Earlier this year The Royal Mail promised to paint a gold post box in the home town of each British gold medallist at London 2012. They have been good to their word. This gold post box is on Albert Square, at the top of Lloyd Street, and is gold for Greater Manchester's Olympic cyclists Philip Hindes and Jason Kenny. German-born teenager Philip lives in Manchester and 24 year old Jason was born in Farnworth. Sadly the Royal Mail will, in n unspecified time, repaint each post box in its traditional red.

You can find your favourite gold medallist Briton and their postbox's location at the Gold Postboxes site:

Sunday, 12 August 2012

Oast House Olympics

The Oast House (in shadow to the left) is a rarity in Spinningfields in that it is trying to look old rather than cool or modern, as the rest of the area aspires to. Modelled on an old Kent oast house it has become a popular watering hole of the after work crowds, whatever the weather. It was only built late in 2011 and is not somewhere I would frequent myself- the hog roasts put me off to start with...

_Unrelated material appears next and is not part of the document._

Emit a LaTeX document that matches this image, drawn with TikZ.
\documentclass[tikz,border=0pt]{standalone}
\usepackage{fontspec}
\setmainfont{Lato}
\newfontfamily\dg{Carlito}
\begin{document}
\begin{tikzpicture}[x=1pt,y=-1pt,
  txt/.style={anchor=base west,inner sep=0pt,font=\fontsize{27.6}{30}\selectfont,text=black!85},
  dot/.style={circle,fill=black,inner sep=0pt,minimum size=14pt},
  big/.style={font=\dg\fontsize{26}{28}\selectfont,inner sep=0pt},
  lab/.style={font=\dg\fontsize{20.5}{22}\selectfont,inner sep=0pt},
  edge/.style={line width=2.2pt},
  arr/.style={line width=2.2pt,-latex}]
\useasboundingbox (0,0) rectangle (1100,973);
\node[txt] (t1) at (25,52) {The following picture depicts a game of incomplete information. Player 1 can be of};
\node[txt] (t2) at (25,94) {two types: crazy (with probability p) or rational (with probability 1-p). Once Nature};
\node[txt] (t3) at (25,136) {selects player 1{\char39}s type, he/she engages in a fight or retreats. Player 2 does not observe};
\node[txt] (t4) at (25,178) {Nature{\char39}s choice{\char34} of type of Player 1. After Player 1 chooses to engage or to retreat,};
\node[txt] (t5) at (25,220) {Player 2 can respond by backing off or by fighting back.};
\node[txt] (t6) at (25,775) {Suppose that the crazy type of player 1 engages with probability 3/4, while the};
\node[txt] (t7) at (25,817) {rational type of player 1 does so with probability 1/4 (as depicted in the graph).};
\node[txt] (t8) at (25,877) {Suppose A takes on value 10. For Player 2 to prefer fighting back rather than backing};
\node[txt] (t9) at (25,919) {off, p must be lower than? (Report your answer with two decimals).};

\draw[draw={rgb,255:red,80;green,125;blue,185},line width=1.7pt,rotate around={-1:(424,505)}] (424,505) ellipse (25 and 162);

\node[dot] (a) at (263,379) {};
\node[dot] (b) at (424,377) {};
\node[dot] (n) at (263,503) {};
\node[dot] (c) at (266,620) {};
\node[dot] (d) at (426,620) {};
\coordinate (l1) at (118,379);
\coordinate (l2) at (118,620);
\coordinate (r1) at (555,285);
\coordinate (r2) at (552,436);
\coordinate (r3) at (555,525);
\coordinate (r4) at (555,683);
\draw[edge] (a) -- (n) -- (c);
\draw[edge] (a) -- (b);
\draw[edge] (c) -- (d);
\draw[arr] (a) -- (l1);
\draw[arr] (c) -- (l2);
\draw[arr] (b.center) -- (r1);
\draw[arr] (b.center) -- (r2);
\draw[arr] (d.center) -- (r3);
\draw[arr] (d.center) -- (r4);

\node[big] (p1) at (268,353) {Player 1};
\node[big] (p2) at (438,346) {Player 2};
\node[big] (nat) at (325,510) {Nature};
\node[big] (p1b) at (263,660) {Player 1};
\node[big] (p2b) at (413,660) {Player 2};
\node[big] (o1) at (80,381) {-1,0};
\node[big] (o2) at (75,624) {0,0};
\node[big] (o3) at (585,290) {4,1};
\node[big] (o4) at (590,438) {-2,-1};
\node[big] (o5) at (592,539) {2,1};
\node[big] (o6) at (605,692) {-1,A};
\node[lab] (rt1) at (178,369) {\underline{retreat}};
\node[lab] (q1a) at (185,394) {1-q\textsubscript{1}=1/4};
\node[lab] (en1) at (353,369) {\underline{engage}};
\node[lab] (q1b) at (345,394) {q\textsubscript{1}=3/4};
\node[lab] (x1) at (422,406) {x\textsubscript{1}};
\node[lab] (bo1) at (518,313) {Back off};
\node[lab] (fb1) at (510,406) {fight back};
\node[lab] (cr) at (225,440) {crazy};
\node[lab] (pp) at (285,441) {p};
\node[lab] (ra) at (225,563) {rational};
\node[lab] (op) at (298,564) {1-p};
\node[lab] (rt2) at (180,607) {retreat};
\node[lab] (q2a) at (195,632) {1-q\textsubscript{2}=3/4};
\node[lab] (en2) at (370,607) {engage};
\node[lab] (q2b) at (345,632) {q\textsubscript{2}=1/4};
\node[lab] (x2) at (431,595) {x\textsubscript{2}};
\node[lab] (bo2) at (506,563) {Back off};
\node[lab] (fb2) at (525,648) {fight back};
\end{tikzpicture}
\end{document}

An oast house or hop kiln is a building designed for kilning (drying) hops as part of the brewing process. They can be found in most hop-growing regions, which are not really found here in the north-west but more in the south-east.

Saturday, 11 August 2012

Olympics on Exchange Square

Watching play on what must be the brightest hockey pitch ever - that blue and pink is so garish- but somehow adds to the atmosphere. Manchester's Exchange Square is partially packed with people, sporting activities and flowers while you watch the exploits of Olympiads a mere 200 miles away down south. The screen is a permanent fixture and relays all manner of sporting and cultural events from around the globe, sometimes even live opera, which I really would like to see here.

A guest post about my visits to the London Olympics is at the Smitten by Britain blog- Olympics for All!

Friday, 10 August 2012

Skywatch Friday: Olympics at Screenfields

One of two giant screens in the city centre where you can sit and watch the Olympics for free. Nearby bars and restaurants will meet your culinary needs, there's badminton and table tennis for thw young and young at heart, or simply a deckchair for those of us who pootle along after a hard day at the office. I enjoyed some table tennis followed by basketball between Lithuania and Russia here the other evening. More Skywatch Friday posts.

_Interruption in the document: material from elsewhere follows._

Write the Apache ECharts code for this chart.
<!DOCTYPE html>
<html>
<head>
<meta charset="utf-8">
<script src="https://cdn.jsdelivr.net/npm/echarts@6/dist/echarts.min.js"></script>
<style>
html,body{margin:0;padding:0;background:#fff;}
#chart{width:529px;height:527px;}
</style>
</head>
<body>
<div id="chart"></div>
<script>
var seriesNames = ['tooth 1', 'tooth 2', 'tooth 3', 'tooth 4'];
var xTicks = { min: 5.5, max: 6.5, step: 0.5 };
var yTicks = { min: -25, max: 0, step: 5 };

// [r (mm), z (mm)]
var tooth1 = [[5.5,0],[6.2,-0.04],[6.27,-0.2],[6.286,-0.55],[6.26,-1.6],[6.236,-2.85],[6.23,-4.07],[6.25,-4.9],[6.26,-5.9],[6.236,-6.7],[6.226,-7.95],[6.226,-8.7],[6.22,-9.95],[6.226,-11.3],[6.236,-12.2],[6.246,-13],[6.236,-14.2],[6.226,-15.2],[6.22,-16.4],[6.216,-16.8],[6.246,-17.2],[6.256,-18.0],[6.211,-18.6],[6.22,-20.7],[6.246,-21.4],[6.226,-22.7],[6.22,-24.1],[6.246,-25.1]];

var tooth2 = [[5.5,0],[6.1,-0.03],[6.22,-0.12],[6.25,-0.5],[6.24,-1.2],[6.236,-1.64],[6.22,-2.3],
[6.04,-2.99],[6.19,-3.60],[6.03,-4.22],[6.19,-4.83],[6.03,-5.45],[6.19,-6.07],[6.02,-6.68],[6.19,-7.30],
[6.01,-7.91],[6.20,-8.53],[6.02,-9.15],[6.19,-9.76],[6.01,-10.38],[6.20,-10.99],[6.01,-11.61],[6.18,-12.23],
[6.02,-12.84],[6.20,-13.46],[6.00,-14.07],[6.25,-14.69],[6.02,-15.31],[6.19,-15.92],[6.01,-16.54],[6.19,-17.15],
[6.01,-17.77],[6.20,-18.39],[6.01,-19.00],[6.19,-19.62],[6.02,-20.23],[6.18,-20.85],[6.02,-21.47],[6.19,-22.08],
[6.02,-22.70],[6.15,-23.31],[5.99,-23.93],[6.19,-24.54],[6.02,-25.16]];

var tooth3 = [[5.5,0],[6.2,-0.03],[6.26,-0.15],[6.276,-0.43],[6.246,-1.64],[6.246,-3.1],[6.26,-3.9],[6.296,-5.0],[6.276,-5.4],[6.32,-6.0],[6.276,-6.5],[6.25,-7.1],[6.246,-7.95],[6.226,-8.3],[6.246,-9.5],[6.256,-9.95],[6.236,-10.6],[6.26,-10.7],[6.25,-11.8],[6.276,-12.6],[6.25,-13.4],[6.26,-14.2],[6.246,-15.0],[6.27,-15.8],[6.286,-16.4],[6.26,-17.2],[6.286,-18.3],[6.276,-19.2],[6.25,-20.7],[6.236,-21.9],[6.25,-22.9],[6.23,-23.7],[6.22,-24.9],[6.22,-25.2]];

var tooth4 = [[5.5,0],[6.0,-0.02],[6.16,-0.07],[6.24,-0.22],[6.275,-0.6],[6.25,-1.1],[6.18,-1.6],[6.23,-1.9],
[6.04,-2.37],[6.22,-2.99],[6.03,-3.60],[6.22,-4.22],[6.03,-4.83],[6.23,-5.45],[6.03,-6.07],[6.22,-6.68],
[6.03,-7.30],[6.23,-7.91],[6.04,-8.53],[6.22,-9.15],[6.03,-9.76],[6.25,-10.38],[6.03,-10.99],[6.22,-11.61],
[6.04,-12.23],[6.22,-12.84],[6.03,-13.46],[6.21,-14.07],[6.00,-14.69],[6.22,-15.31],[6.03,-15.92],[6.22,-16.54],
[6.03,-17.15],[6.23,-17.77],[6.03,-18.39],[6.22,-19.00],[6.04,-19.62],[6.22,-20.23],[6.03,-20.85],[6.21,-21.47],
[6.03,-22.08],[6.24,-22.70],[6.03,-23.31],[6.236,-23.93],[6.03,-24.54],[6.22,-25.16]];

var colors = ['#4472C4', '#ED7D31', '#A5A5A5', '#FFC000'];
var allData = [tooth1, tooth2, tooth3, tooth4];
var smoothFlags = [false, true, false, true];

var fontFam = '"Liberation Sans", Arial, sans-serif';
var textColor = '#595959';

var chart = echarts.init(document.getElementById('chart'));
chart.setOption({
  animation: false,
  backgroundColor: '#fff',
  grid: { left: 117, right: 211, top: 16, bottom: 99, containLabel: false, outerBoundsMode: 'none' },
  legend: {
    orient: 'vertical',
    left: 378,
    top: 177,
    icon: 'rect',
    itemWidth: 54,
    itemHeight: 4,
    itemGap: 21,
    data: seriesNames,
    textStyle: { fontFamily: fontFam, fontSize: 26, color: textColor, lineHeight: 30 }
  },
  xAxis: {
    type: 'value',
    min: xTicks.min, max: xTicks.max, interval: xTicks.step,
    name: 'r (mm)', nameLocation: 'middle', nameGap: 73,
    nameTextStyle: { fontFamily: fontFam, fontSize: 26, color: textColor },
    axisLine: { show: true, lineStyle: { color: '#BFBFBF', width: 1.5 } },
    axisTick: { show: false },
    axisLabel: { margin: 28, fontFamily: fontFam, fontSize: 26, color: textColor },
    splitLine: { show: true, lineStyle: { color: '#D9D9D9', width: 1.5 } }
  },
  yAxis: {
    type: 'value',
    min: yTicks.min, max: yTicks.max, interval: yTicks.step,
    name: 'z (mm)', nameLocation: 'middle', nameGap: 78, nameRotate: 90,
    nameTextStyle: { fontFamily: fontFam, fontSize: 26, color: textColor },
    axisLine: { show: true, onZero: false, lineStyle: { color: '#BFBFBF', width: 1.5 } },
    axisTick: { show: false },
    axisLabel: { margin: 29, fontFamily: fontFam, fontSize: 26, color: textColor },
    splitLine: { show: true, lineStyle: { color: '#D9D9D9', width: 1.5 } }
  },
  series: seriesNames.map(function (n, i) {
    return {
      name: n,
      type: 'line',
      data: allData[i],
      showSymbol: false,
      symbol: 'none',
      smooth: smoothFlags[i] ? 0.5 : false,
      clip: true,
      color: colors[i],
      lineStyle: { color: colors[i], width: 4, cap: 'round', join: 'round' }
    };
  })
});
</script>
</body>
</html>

My second guest post on my time at the London Olympics is now up at Smitten by Britain, and is titled Olympics for All!   

Thursday, 9 August 2012

Timperley Thatch, a new Dickens creation?

A thatch-roofed house on the outskirts of Timperley. The title for my photo, Timperley Thatch, also sounds like a potential Charles Dickens' character to me. With 2012 being the 200th anniversary of Charles Dickens' birth, it seems an appropriate little homage. Linked to the Rural Thursday blog.

Meanwhile, back in the modern world, my second guest post on my time at the London Olympics is now up at Smitten by Britain, and is titled Olympics for All!

Wednesday, 8 August 2012

ABC Wednesdays: D is for discussing directions

This team of brightly-attired individuals are Olympic ambassadors. They were helping point people towards Old Trafford yesterday for the last Manchester event in London's 2012 Olympics - the men's football semi-final between Brazil and South Korea. 

Today is  "D" in ABC Wednesdays .

Tuesday, 7 August 2012

Olympic football semi-finals at Old Trafford

The myriad of flags, banners and bunting in Manchester proclaiming "London 2012" seem a little incongruous to me but brighten up the Ship Canal  walkway. It's a short walk from here to where the Olympic football continues at Old Trafford today- the men's semi-final between South Korea and Brazil (kick off's at 1945 BST). It will do well to match the exciting women's semi-final at Old Trafford which saw Canada narrowly lose 3-4 to the USA last night.

For posts on my week in Olympic London see my guest posts at: Smitten by Britain. A second post on the Olympics is about to be published but meanwhile here's a reminder of last week's London Olympics...cycle road races.

Linking today to the Our World Tuesday blog.

Sunday, 5 August 2012

A ticket to ride

A queue to buy train tickets in the booking hall at Victoria station.

Saturday, 4 August 2012

Suburban summer sights

Another summer evening stroll around the salubrious southern suburbs.

Friday, 3 August 2012

Skywatch Friday: Lancashire man dies in London equestrian event

The statue on the left with pigeons at its feet is of Robert Peel, who was born into a wealthy cotton mill-owning family 1788 in Bury, Lancashire. After a privileged education at Harrow Public School and Christ Church College Oxford he twice became a Tory (Conservative) Prime Minister.

He is best remembered for setting up an organised police force in London in 1829, where the policemen (no women in those days, and I am unsure who the seated female statue is) became known as "Peelers". Peel fell to his death when riding a horse on London's Constitution Hill in July 1850.

More Skywatch Friday posts.

Thursday, 2 August 2012

Office gold in the sun

As the sun floods into a high rise office amongst the usual paraphernalia of computers, files and photos, you can see a Manchester 2002 Commonwealth Games statuette on the window sill. The clever design of the Commonwealth Games logo represented three athletes in gold, silver and bronze postions, who also form a letter "M" for  the host city of Manchester.

Wednesday, 1 August 2012

Collection of numbers (City Daily Photo Theme day & ABC Wednesdays)

The City Daily Photo theme day for August is numbers and today is also "C" in ABC Wednesdays .  The CDP portal link is in transition so please go to: for August's Theme Day.

So, here is a collection of buildings' numbers (a lucky seven in total) from around the city centre. If you're local and want to follow my footsteps and findings, well, I started on Dickenson Street, then went up Portland Street, right onto Princess Street and left up Granby Row.